Skipping all pictures, set down the lines of the listing from the first through the one with "y_ticks = [0, 2, 4, 6, 8, 10, 12, 14, 16]".
— Start of Available data —
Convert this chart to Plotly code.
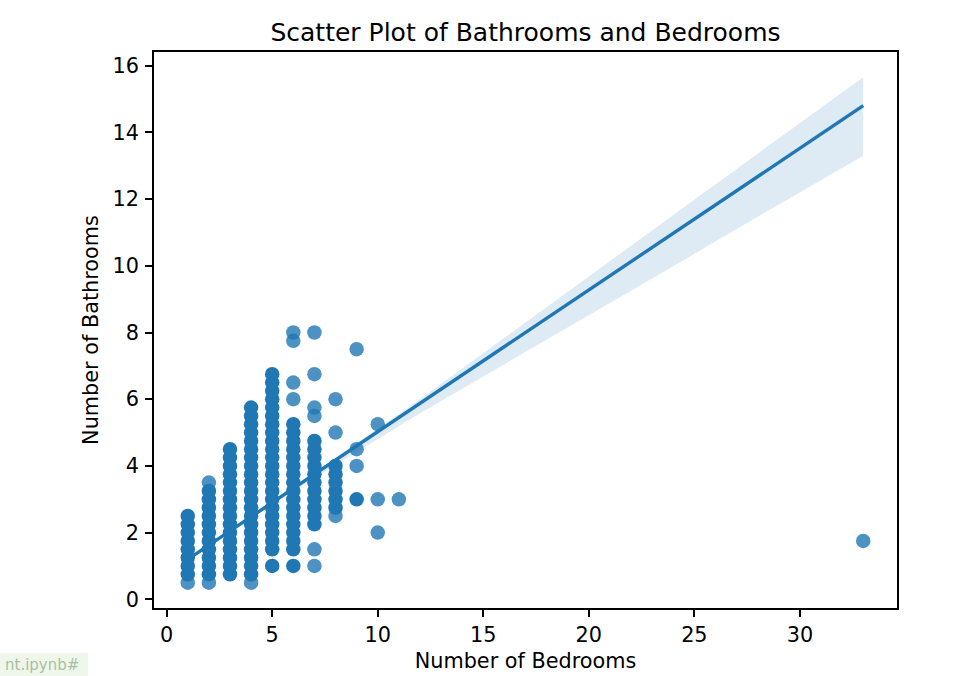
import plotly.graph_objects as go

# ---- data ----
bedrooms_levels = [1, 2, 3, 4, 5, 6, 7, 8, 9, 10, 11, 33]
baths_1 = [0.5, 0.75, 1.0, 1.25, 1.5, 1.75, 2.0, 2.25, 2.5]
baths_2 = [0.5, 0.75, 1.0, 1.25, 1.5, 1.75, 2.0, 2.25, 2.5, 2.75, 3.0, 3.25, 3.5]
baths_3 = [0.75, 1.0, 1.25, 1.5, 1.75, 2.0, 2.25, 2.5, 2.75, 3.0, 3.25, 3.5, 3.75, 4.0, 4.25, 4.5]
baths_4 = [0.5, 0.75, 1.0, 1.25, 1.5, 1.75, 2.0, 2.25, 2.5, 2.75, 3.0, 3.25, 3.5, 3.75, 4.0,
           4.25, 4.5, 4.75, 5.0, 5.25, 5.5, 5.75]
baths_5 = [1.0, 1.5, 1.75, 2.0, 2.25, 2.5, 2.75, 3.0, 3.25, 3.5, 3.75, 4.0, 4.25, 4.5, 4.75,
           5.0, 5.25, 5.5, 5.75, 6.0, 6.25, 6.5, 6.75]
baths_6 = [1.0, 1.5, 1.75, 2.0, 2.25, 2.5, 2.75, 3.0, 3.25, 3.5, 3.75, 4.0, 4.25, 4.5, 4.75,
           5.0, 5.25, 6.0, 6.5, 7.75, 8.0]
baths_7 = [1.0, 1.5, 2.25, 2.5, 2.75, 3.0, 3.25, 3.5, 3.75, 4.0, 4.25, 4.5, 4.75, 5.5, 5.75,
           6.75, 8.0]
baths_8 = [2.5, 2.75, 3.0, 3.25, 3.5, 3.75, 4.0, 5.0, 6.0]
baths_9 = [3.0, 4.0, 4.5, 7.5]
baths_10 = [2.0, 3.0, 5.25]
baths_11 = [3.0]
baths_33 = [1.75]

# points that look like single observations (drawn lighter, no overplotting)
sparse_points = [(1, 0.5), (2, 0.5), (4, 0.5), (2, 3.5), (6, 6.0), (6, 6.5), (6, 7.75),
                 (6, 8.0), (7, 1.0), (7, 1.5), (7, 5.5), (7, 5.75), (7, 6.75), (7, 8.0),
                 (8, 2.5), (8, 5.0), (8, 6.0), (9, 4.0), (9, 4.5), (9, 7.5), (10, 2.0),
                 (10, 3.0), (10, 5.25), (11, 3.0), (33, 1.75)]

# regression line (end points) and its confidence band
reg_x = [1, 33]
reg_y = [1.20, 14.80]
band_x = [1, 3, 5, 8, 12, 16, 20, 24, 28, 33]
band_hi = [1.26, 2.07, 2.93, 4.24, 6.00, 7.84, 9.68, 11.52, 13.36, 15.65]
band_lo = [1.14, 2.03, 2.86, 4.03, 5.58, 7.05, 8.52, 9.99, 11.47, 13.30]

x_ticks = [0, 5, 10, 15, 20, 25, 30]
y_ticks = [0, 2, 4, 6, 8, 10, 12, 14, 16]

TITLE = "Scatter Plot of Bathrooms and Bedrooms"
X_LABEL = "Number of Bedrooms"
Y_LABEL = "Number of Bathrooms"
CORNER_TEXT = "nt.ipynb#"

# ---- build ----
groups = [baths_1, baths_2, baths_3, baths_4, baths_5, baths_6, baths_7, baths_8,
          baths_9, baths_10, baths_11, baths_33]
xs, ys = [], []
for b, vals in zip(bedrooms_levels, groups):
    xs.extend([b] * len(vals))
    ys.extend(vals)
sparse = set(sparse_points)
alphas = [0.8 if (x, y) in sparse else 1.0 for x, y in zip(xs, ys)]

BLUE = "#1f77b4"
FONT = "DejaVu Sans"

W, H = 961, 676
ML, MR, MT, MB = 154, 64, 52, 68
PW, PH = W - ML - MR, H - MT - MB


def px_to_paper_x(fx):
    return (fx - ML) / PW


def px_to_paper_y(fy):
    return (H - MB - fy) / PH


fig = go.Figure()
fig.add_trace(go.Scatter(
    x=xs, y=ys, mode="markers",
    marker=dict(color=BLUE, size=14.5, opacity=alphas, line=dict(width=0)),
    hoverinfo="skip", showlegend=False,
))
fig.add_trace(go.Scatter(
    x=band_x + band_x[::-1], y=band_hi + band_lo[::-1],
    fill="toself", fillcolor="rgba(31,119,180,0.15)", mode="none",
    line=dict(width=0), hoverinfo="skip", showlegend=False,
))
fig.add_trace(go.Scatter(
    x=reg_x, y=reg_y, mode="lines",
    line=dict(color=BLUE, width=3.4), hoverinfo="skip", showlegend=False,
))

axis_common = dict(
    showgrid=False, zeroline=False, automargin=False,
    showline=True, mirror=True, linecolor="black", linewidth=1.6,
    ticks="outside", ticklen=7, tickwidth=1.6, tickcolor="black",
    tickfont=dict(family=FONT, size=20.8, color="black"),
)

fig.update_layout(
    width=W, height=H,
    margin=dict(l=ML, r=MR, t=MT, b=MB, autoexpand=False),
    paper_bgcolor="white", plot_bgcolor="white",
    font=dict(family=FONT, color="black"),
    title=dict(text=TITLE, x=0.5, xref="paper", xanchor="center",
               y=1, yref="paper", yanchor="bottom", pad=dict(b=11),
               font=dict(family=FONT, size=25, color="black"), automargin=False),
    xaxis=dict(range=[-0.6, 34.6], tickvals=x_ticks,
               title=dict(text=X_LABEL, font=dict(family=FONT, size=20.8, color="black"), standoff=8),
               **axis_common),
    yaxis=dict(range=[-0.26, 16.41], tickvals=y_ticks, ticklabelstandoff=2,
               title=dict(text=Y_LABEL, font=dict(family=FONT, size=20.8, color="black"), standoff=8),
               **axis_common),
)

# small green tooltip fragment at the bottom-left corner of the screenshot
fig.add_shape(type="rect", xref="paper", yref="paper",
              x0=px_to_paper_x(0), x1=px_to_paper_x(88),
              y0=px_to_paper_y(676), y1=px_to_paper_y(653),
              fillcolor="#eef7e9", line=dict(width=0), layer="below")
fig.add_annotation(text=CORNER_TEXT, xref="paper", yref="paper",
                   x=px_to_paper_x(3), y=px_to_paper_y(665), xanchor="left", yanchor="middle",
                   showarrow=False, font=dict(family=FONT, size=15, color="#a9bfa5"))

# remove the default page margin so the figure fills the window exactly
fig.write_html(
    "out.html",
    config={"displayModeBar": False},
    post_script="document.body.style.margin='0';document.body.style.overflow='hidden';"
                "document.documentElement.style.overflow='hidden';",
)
— End of Available data —
Exercise response:
Convert this chart to Plotly code.
import plotly.graph_objects as go

# ---- data ----
bedrooms_levels = [1, 2, 3, 4, 5, 6, 7, 8, 9, 10, 11, 33]
baths_1 = [0.5, 0.75, 1.0, 1.25, 1.5, 1.75, 2.0, 2.25, 2.5]
baths_2 = [0.5, 0.75, 1.0, 1.25, 1.5, 1.75, 2.0, 2.25, 2.5, 2.75, 3.0, 3.25, 3.5]
baths_3 = [0.75, 1.0, 1.25, 1.5, 1.75, 2.0, 2.25, 2.5, 2.75, 3.0, 3.25, 3.5, 3.75, 4.0, 4.25, 4.5]
baths_4 = [0.5, 0.75, 1.0, 1.25, 1.5, 1.75, 2.0, 2.25, 2.5, 2.75, 3.0, 3.25, 3.5, 3.75, 4.0,
           4.25, 4.5, 4.75, 5.0, 5.25, 5.5, 5.75]
baths_5 = [1.0, 1.5, 1.75, 2.0, 2.25, 2.5, 2.75, 3.0, 3.25, 3.5, 3.75, 4.0, 4.25, 4.5, 4.75,
           5.0, 5.25, 5.5, 5.75, 6.0, 6.25, 6.5, 6.75]
baths_6 = [1.0, 1.5, 1.75, 2.0, 2.25, 2.5, 2.75, 3.0, 3.25, 3.5, 3.75, 4.0, 4.25, 4.5, 4.75,
           5.0, 5.25, 6.0, 6.5, 7.75, 8.0]
baths_7 = [1.0, 1.5, 2.25, 2.5, 2.75, 3.0, 3.25, 3.5, 3.75, 4.0, 4.25, 4.5, 4.75, 5.5, 5.75,
           6.75, 8.0]
baths_8 = [2.5, 2.75, 3.0, 3.25, 3.5, 3.75, 4.0, 5.0, 6.0]
baths_9 = [3.0, 4.0, 4.5, 7.5]
baths_10 = [2.0, 3.0, 5.25]
baths_11 = [3.0]
baths_33 = [1.75]

# points that look like single observations (drawn lighter, no overplotting)
sparse_points = [(1, 0.5), (2, 0.5), (4, 0.5), (2, 3.5), (6, 6.0), (6, 6.5), (6, 7.75),
                 (6, 8.0), (7, 1.0), (7, 1.5), (7, 5.5), (7, 5.75), (7, 6.75), (7, 8.0),
                 (8, 2.5), (8, 5.0), (8, 6.0), (9, 4.0), (9, 4.5), (9, 7.5), (10, 2.0),
                 (10, 3.0), (10, 5.25), (11, 3.0), (33, 1.75)]

# regression line (end points) and its confidence band
reg_x = [1, 33]
reg_y = [1.20, 14.80]
band_x = [1, 3, 5, 8, 12, 16, 20, 24, 28, 33]
band_hi = [1.26, 2.07, 2.93, 4.24, 6.00, 7.84, 9.68, 11.52, 13.36, 15.65]
band_lo = [1.14, 2.03, 2.86, 4.03, 5.58, 7.05, 8.52, 9.99, 11.47, 13.30]

x_ticks = [0, 5, 10, 15, 20, 25, 30]
y_ticks = [0, 2, 4, 6, 8, 10, 12, 14, 16]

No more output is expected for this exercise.